Work to be completed: Write out again, word for word, the lines below from the line that holds "Recreate this image as a Python" through the line that holds "s.set_linewidth(1.0)", omitting pictures.

(Code that draws figures)
==========

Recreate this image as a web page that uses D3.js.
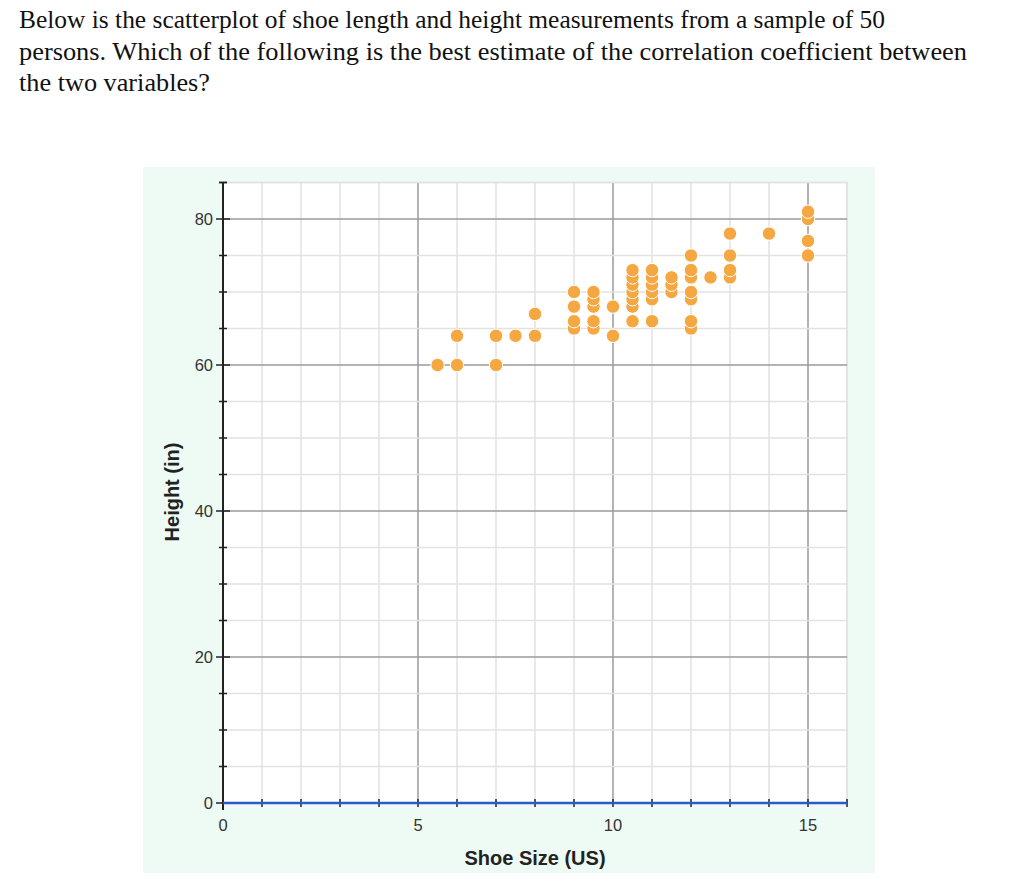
<!DOCTYPE html>
<html><head><meta charset="utf-8">
<script src="https://cdn.jsdelivr.net/npm/d3@7"></script>
<style>
body{margin:0;background:#fff;}
svg{display:block;}
</style></head>
<body>
<svg id="chart" width="1024" height="886"></svg>
<script>
const questionLines = [
  "Below is the scatterplot of shoe length and height measurements from a sample of 50",
  "persons. Which of the following is the best estimate of the correlation coefficient between",
  "the two variables?"
];
const questionWidths = [866, 948, 191];
const xTitle = "Shoe Size (US)";
const yTitle = "Height (in)";
const xTickLabels = [0, 5, 10, 15];
const yTickLabels = [0, 20, 40, 60, 80];
const shoeSize = [5.5, 6, 6, 7, 7, 7.5, 8, 8,
  9, 9, 9, 9,
  9.5, 9.5, 9.5, 9.5, 9.5,
  10, 10,
  10.5, 10.5, 10.5, 10.5, 10.5, 10.5, 10.5,
  11, 11, 11, 11, 11, 11,
  11.5, 11.5, 11.5,
  12, 12, 12, 12, 12, 12, 12,
  12.5,
  13, 13, 13, 13,
  14,
  15, 15, 15, 15];
const heightIn = [60, 60, 64, 60, 64, 64, 64, 67,
  70, 68, 66, 65,
  70, 69, 68, 66, 65,
  68, 64,
  73, 72, 71, 70, 69, 68, 66,
  73, 72, 71, 70, 69, 66,
  72, 71, 70,
  75, 73, 72, 70, 69, 66, 65,
  72,
  78, 75, 73, 72,
  78,
  81, 80, 77, 75];

const svg = d3.select("#chart");
const serif = "'Liberation Serif','Times New Roman',serif";
const sans = "'Liberation Sans',Arial,Helvetica,sans-serif";

svg.selectAll("text.q").data(questionLines).join("text")
  .attr("class","q").attr("x",19).attr("y",(d,i)=>28+i*31.5)
  .attr("font-family",serif).attr("font-size",25.5).attr("fill","#111")
  .attr("textLength",(d,i)=>questionWidths[i]).attr("lengthAdjust","spacingAndGlyphs")
  .text(d=>d);

// panel background
svg.append("rect").attr("x",143).attr("y",167).attr("width",732).attr("height",706).attr("fill","#eefbf4");

const x = d3.scaleLinear().domain([0,16]).range([223,847]);
const y = d3.scaleLinear().domain([0,85]).range([803,182.5]);

svg.append("rect").attr("x",x(0)).attr("y",y(85)).attr("width",x(16)-x(0)).attr("height",y(0)-y(85))
  .attr("fill","#fff").attr("stroke","#e2e2e2").attr("stroke-width",1.5);

const xMinor = d3.range(1,17);
const yMinor = d3.range(5,86,5);
const g = svg.append("g");
g.selectAll("line.xg").data(xMinor).join("line")
  .attr("x1",d=>x(d)).attr("x2",d=>x(d)).attr("y1",y(85)).attr("y2",y(0))
  .attr("stroke",d=>d%5===0?"#9a9a9a":"#e2e2e2").attr("stroke-width",1.5);
g.selectAll("line.yg").data(yMinor).join("line")
  .attr("y1",d=>y(d)).attr("y2",d=>y(d)).attr("x1",x(0)).attr("x2",x(16))
  .attr("stroke",d=>d%20===0?"#9a9a9a":"#e2e2e2").attr("stroke-width",1.5);

// y axis
svg.append("line").attr("x1",x(0)).attr("x2",x(0)).attr("y1",y(85)).attr("y2",y(0)+7)
  .attr("stroke","#222").attr("stroke-width",2);
svg.selectAll("line.yt").data(d3.range(0,86,5)).join("line")
  .attr("x1",d=>x(0)-(d%20===0?7:4)).attr("x2",d=>x(0)+(d%20===0?7:4))
  .attr("y1",d=>y(d)).attr("y2",d=>y(d)).attr("stroke","#222").attr("stroke-width",1.5);
svg.append("line").attr("x1",x(0)-4).attr("x2",x(0)+4).attr("y1",y(85)).attr("y2",y(85))
  .attr("stroke","#222").attr("stroke-width",1.5);
svg.selectAll("text.yl").data(yTickLabels).join("text")
  .attr("x",x(0)-10).attr("y",d=>y(d)).attr("dy","0.35em").attr("text-anchor","end")
  .attr("font-family",sans).attr("font-size",16.5).attr("fill","#333").text(d=>d);

// x axis
svg.selectAll("line.xt").data(d3.range(0,17)).join("line")
  .attr("x1",d=>x(d)).attr("x2",d=>x(d)).attr("y1",y(0)-4).attr("y2",y(0)+4)
  .attr("stroke","#222").attr("stroke-width",1.5);
svg.append("line").attr("x1",x(0)).attr("x2",x(16)).attr("y1",y(0)).attr("y2",y(0))
  .attr("stroke","#2a5bc8").attr("stroke-width",2.5);
svg.selectAll("text.xl").data(xTickLabels).join("text")
  .attr("x",d=>x(d)).attr("y",y(0)+22).attr("dy","0.35em").attr("text-anchor","middle")
  .attr("font-family",sans).attr("font-size",16.5).attr("fill","#333").text(d=>d);

svg.append("text").attr("x",535).attr("y",865).attr("text-anchor","middle")
  .attr("font-family",sans).attr("font-weight","bold").attr("font-size",20).attr("fill","#222").text(xTitle);
svg.append("text").attr("transform","translate(179,492) rotate(-90)").attr("text-anchor","middle")
  .attr("font-family",sans).attr("font-weight","bold").attr("font-size",20).attr("fill","#222").text(yTitle);

const pts = shoeSize.map((s,i)=>({s, h:heightIn[i]})).sort((a,b)=>a.h-b.h);
svg.append("g").selectAll("circle").data(pts).join("circle")
  .attr("cx",d=>x(d.s)).attr("cy",d=>y(d.h)).attr("r",6.7)
  .attr("fill","#f5a742").attr("stroke","#fff").attr("stroke-width",1);
</script>
</body></html>
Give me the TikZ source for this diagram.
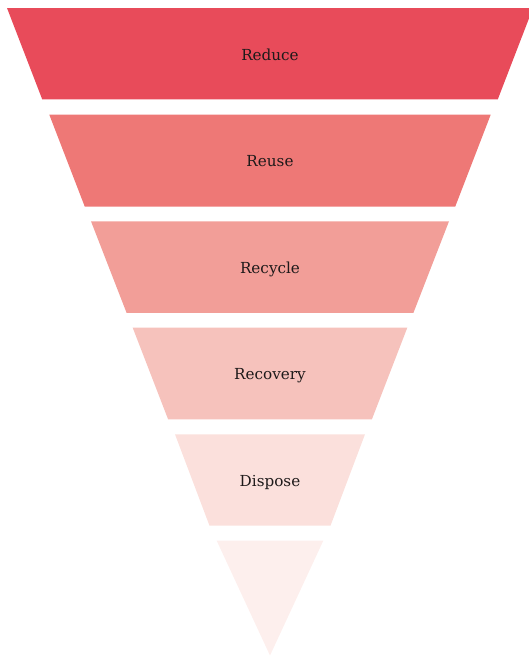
\documentclass[tikz,border=0pt]{standalone}
\usepackage{fontspec}
\setmainfont{DejaVu Serif}
\definecolor{cA}{HTML}{E84B5A}
\definecolor{cB}{HTML}{EE7876}
\definecolor{cC}{HTML}{F29E98}
\definecolor{cD}{HTML}{F6C2BC}
\definecolor{cE}{HTML}{FBE0DC}
\definecolor{cF}{HTML}{FDEFED}
\definecolor{txt}{HTML}{1E1A1A}
\begin{document}
\begin{tikzpicture}[x=1pt,y=-1pt,
  band/.style={draw=none},
  lbl/.style={text=txt,font=\fontsize{15.2}{18}\selectfont,inner sep=0pt,anchor=base}]
\useasboundingbox (0,0) rectangle (529,656);
\begin{scope}
\clip (0,0) rectangle (529,656);
\fill[cA] (7,8) -- (533,8) -- (497.8,99.3) -- (42.2,99.3) -- cycle;
\fill[cB] (49.3,114.7) -- (490.7,114.7) -- (455.2,206.7) -- (84.8,206.7) -- cycle;
\fill[cC] (91,221.3) -- (449,221.3) -- (413.4,312.9) -- (126.6,312.9) -- cycle;
\fill[cD] (132.7,327.7) -- (407.3,327.7) -- (371.9,419.3) -- (168.1,419.3) -- cycle;
\fill[cE] (175,434.3) -- (365,434.3) -- (330.5,525.7) -- (209.5,525.7) -- cycle;
\fill[cF] (216.7,540.7) -- (323.3,540.7) -- (270,655.5) -- cycle;
\end{scope}
\node[lbl] (l1) at (270,60) {Reduce};
\node[lbl] (l2) at (270,166.8) {Reuse};
\node[lbl] (l3) at (270,273.2) {Recycle};
\node[lbl] (l4) at (270,379.6) {Recovery};
\node[lbl] (l5) at (270,486) {Dispose};
\end{tikzpicture}
\end{document}
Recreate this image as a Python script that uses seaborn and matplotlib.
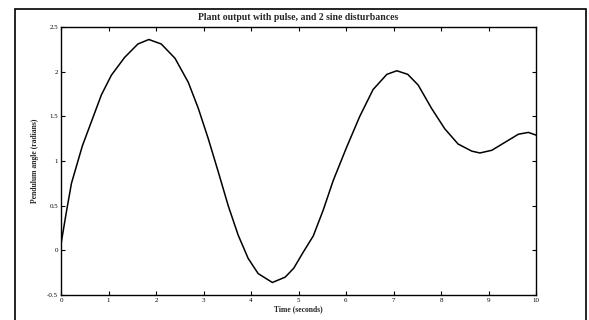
import matplotlib
matplotlib.use("Agg")
import matplotlib.pyplot as plt
import seaborn as sns
import pandas as pd
from matplotlib.patches import Rectangle

# Values
time_s = [0.0, 0.11, 0.22, 0.45, 0.64, 0.85, 1.06, 1.34, 1.62, 1.85, 2.11, 2.40,
          2.68, 2.89, 3.10, 3.31, 3.52, 3.73, 3.94, 4.15, 4.45, 4.72, 4.90, 5.10,
          5.31, 5.52, 5.73, 6.01, 6.29, 6.57, 6.86, 7.07, 7.30, 7.52, 7.80, 8.08,
          8.36, 8.65, 8.82, 9.07, 9.35, 9.63, 9.84, 10.0]
angle_rad = [0.07, 0.42, 0.75, 1.17, 1.44, 1.74, 1.96, 2.16, 2.31, 2.36, 2.31, 2.15,
             1.88, 1.59, 1.25, 0.88, 0.50, 0.17, -0.09, -0.26, -0.36, -0.30, -0.20, -0.02,
             0.16, 0.45, 0.78, 1.15, 1.50, 1.80, 1.97, 2.01, 1.97, 1.85, 1.59, 1.36,
             1.19, 1.11, 1.09, 1.12, 1.21, 1.30, 1.32, 1.29]
x_ticks = [0, 1, 2, 3, 4, 5, 6, 7, 8, 9, 10]
y_ticks = [-0.5, 0, 0.5, 1, 1.5, 2, 2.5]
y_tick_labels = ["-0.5", "0", "0.5", "1", "1.5", "2", "2.5"]

df = pd.DataFrame({"t": time_s, "y": angle_rad})

sns.set_style("white")
plt.rcParams["font.family"] = ["Liberation Serif", "DejaVu Serif"]

fig = plt.figure(figsize=(5.89, 3.2), dpi=100)
ax = fig.add_axes([61 / 589, 1 - 295 / 320, (536 - 61) / 589, (295 - 27) / 320])

sns.lineplot(data=df, x="t", y="y", ax=ax, color="black", linewidth=1.1)

ax.set_xlim(0, 10)
ax.set_ylim(-0.5, 2.5)
ax.set_xticks(x_ticks)
ax.set_xticklabels([str(v) for v in x_ticks], fontsize=5)
ax.set_yticks(y_ticks)
ax.set_yticklabels(y_tick_labels, fontsize=5)
ax.tick_params(direction="in", length=3, width=0.8, top=True, right=True,
               bottom=True, left=True, pad=2, colors="black")
for s in ax.spines.values():
    s.set_color("black")
    s.set_linewidth(1.0)

ax.set_xlabel("Time (seconds)", fontsize=5.5, fontweight="bold", labelpad=2)
ax.set_ylabel("Pendulum angle (radians)", fontsize=5.5, fontweight="bold", labelpad=6)
ax.set_title("Plant output with pulse, and 2 sine disturbances", fontsize=7,
             fontweight="bold", pad=5)

# outer frame of the scanned figure
fig.patches.append(Rectangle((15 / 589, -0.02), (586 - 15) / 589, 1 - 9 / 320 + 0.02,
                             transform=fig.transFigure, fill=False,
                             edgecolor="black", linewidth=1.2))

fig.savefig("out.png", dpi=100)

==========

Solution for this task:
Recreate this image as a Python script that uses seaborn and matplotlib.
import matplotlib
matplotlib.use("Agg")
import matplotlib.pyplot as plt
import seaborn as sns
import pandas as pd
from matplotlib.patches import Rectangle

# Values
time_s = [0.0, 0.11, 0.22, 0.45, 0.64, 0.85, 1.06, 1.34, 1.62, 1.85, 2.11, 2.40,
          2.68, 2.89, 3.10, 3.31, 3.52, 3.73, 3.94, 4.15, 4.45, 4.72, 4.90, 5.10,
          5.31, 5.52, 5.73, 6.01, 6.29, 6.57, 6.86, 7.07, 7.30, 7.52, 7.80, 8.08,
          8.36, 8.65, 8.82, 9.07, 9.35, 9.63, 9.84, 10.0]
angle_rad = [0.07, 0.42, 0.75, 1.17, 1.44, 1.74, 1.96, 2.16, 2.31, 2.36, 2.31, 2.15,
             1.88, 1.59, 1.25, 0.88, 0.50, 0.17, -0.09, -0.26, -0.36, -0.30, -0.20, -0.02,
             0.16, 0.45, 0.78, 1.15, 1.50, 1.80, 1.97, 2.01, 1.97, 1.85, 1.59, 1.36,
             1.19, 1.11, 1.09, 1.12, 1.21, 1.30, 1.32, 1.29]
x_ticks = [0, 1, 2, 3, 4, 5, 6, 7, 8, 9, 10]
y_ticks = [-0.5, 0, 0.5, 1, 1.5, 2, 2.5]
y_tick_labels = ["-0.5", "0", "0.5", "1", "1.5", "2", "2.5"]

df = pd.DataFrame({"t": time_s, "y": angle_rad})

sns.set_style("white")
plt.rcParams["font.family"] = ["Liberation Serif", "DejaVu Serif"]

fig = plt.figure(figsize=(5.89, 3.2), dpi=100)
ax = fig.add_axes([61 / 589, 1 - 295 / 320, (536 - 61) / 589, (295 - 27) / 320])

sns.lineplot(data=df, x="t", y="y", ax=ax, color="black", linewidth=1.1)

ax.set_xlim(0, 10)
ax.set_ylim(-0.5, 2.5)
ax.set_xticks(x_ticks)
ax.set_xticklabels([str(v) for v in x_ticks], fontsize=5)
ax.set_yticks(y_ticks)
ax.set_yticklabels(y_tick_labels, fontsize=5)
ax.tick_params(direction="in", length=3, width=0.8, top=True, right=True,
               bottom=True, left=True, pad=2, colors="black")
for s in ax.spines.values():
    s.set_color("black")
    s.set_linewidth(1.0)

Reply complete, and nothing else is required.